Required work = Copy out exactly the lines from the one holding "Emit a component" through the one holding "const gridP = [0.1, 0.01];", ends included; omit images.

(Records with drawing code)
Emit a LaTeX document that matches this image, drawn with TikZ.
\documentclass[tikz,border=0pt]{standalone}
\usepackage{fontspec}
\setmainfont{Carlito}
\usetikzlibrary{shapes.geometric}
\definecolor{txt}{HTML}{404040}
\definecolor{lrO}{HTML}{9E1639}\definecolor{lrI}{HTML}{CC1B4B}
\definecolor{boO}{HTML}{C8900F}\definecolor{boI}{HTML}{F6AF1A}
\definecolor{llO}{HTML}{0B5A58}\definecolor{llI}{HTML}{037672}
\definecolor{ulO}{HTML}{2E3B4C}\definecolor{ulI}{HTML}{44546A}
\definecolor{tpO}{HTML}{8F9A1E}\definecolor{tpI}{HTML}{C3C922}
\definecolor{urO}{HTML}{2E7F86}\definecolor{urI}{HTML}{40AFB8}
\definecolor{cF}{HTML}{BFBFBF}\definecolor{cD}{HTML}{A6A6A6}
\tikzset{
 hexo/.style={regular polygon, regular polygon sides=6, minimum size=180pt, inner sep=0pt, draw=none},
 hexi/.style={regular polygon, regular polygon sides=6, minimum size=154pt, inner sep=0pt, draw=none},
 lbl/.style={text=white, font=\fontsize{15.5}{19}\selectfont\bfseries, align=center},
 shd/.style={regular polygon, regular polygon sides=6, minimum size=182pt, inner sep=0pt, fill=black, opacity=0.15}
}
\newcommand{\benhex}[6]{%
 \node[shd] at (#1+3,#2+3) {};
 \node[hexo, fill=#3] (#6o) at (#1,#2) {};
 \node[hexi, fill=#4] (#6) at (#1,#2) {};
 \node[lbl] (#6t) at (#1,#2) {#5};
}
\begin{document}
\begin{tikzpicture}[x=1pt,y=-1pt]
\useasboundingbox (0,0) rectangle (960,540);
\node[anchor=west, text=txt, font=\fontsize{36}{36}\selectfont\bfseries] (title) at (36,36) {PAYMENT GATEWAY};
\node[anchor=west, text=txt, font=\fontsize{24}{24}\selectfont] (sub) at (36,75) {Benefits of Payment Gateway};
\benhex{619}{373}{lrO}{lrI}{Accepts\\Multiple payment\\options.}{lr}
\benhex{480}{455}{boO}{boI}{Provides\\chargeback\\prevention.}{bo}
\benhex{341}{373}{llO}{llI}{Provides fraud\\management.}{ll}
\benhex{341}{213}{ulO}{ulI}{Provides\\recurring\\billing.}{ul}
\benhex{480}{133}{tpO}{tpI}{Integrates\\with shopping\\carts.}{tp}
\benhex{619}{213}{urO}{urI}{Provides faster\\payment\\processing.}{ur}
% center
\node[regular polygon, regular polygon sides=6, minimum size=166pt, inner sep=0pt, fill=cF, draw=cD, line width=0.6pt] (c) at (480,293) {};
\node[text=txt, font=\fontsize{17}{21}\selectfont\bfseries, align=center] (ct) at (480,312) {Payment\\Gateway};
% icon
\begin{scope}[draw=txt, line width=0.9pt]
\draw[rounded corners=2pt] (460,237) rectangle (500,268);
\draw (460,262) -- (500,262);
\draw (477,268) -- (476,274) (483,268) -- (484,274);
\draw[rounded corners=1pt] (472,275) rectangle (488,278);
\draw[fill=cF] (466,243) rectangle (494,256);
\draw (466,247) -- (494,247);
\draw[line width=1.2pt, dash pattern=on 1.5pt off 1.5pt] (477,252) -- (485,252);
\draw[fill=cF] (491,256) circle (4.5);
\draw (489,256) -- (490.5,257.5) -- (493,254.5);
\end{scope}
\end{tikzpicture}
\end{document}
* * *
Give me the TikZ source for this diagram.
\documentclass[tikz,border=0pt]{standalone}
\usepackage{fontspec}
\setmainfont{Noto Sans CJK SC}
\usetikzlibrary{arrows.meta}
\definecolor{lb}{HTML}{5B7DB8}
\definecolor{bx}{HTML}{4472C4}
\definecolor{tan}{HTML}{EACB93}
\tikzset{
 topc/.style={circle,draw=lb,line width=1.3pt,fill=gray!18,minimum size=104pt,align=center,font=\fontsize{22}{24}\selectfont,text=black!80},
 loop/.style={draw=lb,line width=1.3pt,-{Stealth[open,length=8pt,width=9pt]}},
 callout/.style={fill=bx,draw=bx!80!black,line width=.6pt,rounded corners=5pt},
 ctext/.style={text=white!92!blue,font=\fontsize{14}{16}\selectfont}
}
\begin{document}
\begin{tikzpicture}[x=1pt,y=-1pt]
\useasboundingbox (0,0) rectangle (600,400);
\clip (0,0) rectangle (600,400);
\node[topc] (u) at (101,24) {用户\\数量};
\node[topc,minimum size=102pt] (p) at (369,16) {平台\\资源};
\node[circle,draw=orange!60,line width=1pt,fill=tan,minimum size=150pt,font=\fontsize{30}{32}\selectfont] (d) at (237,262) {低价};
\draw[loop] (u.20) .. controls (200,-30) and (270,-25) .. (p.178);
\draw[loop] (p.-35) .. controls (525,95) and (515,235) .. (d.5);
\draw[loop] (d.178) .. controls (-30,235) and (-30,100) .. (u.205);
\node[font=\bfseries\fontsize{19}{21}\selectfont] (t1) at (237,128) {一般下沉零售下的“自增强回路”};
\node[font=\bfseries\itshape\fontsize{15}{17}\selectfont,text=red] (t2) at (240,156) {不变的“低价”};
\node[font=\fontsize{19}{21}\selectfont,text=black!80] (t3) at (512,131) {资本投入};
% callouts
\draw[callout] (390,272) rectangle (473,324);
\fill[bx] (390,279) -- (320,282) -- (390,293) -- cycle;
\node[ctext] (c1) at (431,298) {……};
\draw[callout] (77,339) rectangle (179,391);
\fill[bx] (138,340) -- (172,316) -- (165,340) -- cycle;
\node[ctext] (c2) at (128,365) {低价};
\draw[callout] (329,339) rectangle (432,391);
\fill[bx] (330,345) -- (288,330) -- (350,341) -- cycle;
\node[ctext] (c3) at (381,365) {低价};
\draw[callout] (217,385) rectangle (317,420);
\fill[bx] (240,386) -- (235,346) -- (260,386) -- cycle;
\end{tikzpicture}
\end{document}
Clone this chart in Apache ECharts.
--
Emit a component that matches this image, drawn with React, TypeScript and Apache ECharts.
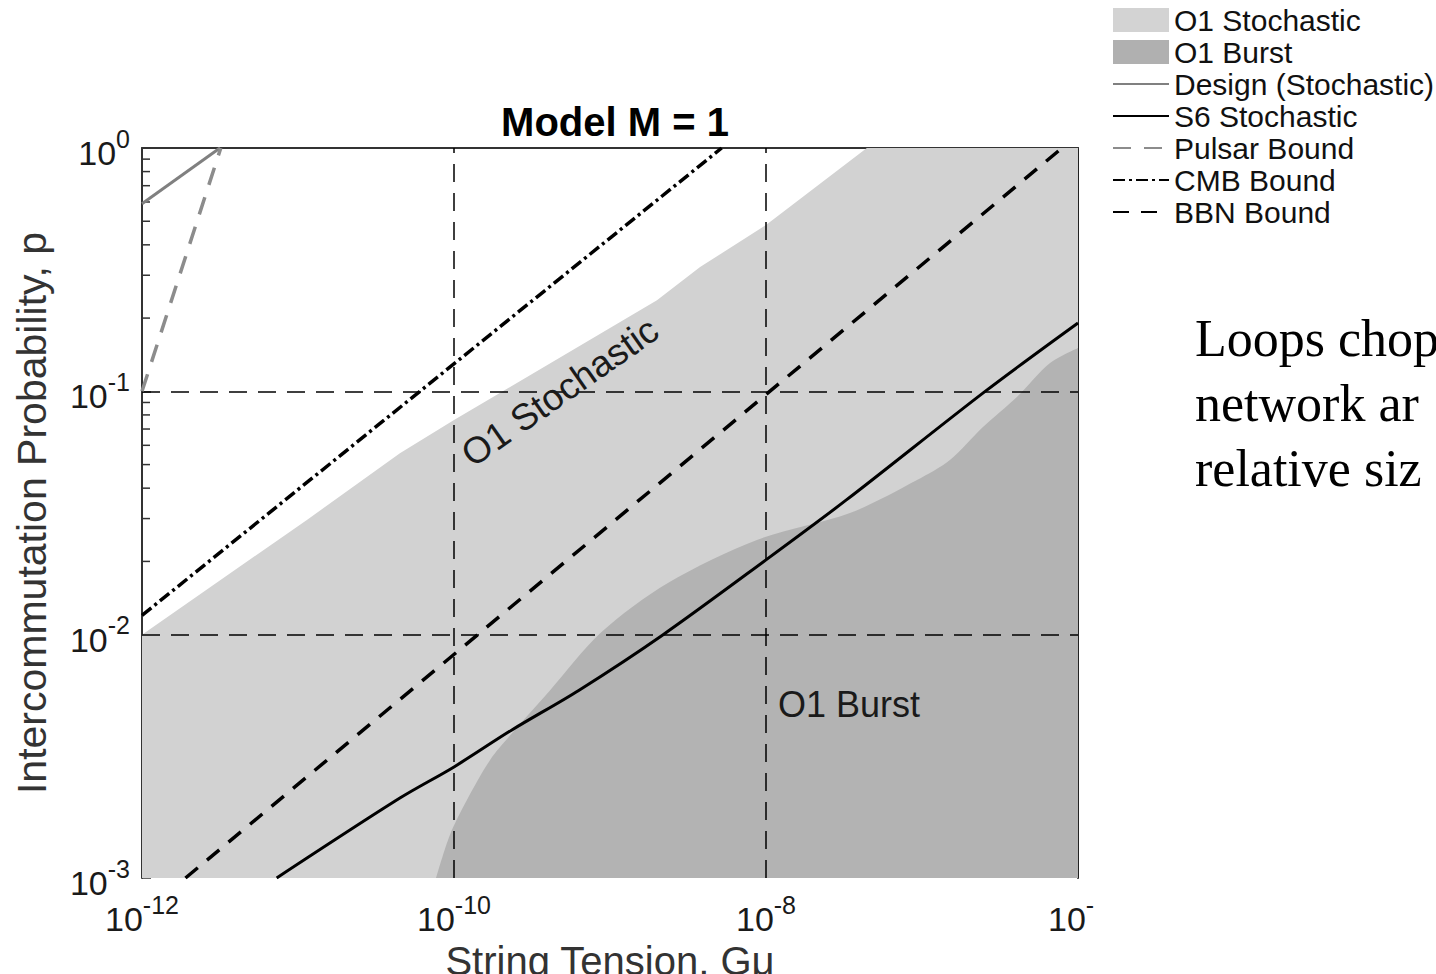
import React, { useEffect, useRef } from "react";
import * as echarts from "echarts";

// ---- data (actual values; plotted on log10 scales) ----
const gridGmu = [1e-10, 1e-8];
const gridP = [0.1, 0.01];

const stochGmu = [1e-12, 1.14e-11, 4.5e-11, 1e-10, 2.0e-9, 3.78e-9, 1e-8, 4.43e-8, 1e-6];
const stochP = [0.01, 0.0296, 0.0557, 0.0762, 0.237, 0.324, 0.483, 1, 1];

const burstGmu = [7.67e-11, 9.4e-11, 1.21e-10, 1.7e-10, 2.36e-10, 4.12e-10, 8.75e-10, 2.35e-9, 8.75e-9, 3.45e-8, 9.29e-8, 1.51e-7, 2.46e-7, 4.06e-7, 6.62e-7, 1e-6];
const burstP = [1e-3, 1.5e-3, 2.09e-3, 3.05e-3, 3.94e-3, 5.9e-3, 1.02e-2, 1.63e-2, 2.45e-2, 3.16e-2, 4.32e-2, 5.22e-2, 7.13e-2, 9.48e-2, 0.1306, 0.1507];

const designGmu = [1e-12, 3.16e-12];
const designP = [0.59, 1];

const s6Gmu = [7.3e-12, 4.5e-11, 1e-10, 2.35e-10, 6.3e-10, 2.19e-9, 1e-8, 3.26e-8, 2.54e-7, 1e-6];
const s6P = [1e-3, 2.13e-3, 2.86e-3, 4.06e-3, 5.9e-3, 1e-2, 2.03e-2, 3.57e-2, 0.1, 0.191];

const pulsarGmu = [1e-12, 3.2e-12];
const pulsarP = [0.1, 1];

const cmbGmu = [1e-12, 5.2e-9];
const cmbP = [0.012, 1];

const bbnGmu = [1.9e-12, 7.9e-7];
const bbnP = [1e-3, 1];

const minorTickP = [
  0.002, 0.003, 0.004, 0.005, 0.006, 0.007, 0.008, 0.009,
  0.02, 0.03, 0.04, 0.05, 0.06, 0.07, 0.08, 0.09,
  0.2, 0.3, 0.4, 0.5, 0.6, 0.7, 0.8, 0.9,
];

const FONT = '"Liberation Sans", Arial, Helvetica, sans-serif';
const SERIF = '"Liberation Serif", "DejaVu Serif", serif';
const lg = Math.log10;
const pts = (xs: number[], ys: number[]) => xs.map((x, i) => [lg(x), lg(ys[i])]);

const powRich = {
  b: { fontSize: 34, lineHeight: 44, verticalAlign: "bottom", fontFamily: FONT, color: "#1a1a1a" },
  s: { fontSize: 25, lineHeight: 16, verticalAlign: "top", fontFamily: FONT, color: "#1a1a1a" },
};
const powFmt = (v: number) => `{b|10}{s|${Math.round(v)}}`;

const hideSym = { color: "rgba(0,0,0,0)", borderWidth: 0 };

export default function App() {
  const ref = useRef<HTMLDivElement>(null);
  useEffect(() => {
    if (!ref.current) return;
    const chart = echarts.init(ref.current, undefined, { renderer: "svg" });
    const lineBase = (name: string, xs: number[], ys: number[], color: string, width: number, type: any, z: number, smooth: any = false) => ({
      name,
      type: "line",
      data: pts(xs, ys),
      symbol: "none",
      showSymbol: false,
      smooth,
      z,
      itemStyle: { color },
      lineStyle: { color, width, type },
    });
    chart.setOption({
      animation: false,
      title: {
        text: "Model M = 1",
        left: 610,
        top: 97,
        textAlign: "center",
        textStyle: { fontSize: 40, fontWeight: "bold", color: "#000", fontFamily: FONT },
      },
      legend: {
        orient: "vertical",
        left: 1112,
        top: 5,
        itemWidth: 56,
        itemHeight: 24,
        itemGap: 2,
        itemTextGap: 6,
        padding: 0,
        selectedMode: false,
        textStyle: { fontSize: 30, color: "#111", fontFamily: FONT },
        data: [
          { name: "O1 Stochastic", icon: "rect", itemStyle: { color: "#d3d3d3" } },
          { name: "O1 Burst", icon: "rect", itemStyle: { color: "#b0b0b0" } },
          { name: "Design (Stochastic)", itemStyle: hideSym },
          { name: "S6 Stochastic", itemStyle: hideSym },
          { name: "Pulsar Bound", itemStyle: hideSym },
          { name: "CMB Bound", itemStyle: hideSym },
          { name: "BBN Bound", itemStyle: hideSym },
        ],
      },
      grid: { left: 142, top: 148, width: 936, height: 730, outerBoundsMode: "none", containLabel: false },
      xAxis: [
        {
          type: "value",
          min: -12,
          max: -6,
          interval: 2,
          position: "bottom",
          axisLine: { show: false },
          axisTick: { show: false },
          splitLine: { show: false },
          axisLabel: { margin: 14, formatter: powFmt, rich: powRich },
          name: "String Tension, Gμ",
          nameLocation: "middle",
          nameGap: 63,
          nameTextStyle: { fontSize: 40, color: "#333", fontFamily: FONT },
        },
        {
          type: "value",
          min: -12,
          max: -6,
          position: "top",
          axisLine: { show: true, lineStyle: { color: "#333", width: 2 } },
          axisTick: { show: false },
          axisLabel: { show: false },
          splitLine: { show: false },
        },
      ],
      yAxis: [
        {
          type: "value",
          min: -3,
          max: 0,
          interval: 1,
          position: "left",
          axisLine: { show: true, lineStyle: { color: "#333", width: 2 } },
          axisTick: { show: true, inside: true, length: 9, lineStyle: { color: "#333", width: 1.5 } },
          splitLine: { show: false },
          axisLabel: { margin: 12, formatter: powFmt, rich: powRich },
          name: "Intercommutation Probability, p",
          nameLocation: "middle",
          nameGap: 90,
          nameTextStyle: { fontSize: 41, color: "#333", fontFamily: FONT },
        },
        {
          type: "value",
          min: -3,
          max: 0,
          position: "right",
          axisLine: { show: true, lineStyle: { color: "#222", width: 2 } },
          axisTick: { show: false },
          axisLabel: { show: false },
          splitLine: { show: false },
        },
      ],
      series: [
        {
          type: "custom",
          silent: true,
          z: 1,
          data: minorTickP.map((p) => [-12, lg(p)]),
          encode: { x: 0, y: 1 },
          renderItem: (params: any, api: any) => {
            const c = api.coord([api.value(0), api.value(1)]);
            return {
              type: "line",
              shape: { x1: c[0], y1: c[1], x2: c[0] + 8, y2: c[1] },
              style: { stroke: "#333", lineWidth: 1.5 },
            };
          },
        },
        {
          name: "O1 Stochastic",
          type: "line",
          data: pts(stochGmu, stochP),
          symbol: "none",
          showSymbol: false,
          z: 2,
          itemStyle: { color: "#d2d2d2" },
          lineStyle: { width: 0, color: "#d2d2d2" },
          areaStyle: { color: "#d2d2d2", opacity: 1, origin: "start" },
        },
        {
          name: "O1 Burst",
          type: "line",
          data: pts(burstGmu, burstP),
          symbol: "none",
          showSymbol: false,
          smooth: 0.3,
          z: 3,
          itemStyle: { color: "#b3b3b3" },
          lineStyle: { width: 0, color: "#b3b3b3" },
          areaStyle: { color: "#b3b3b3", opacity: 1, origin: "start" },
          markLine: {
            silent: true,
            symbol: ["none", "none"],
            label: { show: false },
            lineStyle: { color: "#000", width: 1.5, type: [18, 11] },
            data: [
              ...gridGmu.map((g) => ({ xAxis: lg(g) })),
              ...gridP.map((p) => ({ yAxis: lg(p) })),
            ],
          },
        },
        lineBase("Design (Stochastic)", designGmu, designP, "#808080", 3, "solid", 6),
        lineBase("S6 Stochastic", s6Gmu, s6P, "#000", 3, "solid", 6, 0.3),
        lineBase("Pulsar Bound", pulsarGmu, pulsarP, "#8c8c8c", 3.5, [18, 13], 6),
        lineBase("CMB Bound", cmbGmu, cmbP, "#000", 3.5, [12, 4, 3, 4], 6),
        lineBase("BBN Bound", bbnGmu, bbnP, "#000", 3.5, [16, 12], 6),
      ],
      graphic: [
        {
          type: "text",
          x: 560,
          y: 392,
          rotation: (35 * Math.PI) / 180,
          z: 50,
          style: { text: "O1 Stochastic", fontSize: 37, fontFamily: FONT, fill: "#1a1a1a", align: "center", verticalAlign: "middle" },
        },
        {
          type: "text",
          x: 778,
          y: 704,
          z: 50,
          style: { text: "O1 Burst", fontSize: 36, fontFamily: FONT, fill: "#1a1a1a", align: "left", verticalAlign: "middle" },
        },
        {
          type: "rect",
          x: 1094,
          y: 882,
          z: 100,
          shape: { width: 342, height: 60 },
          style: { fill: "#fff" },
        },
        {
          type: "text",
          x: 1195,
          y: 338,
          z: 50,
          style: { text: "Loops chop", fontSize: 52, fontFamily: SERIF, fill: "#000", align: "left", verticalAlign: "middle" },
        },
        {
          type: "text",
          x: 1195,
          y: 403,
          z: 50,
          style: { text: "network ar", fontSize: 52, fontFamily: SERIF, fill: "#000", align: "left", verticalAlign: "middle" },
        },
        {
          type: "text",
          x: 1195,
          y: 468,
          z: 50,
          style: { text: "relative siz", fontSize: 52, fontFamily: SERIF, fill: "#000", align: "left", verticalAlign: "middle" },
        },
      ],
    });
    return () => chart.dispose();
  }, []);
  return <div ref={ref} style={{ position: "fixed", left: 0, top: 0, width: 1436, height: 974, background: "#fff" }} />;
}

Response below =
Emit a component that matches this image, drawn with React, TypeScript and Apache ECharts.
import React, { useEffect, useRef } from "react";
import * as echarts from "echarts";

// ---- data (actual values; plotted on log10 scales) ----
const gridGmu = [1e-10, 1e-8];
const gridP = [0.1, 0.01];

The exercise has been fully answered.